→ **Given information**:
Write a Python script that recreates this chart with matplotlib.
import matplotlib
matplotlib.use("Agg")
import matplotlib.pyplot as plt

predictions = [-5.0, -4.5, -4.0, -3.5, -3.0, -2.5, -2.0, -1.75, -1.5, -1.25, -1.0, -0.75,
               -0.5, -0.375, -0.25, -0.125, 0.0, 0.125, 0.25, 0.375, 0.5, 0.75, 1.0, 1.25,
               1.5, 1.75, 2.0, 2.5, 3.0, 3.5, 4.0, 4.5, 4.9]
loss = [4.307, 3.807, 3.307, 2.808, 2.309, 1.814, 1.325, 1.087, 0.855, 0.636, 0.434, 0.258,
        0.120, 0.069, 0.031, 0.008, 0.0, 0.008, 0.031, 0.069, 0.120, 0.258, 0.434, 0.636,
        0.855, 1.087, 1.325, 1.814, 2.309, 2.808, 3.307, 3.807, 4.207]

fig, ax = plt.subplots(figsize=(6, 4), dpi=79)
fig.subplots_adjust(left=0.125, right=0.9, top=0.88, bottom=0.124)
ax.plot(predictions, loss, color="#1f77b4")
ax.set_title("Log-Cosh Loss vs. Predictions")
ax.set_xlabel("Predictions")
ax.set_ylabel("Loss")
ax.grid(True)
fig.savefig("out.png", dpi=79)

→ **Exercise goal**:
Everything from the first line above through the line that contains "import matplotlib.pyplot as plt" should be duplicated exactly, please, and nothing beyond it.

→ **Result of this exercise**:
Write a Python script that recreates this chart with matplotlib.
import matplotlib
matplotlib.use("Agg")
import matplotlib.pyplot as plt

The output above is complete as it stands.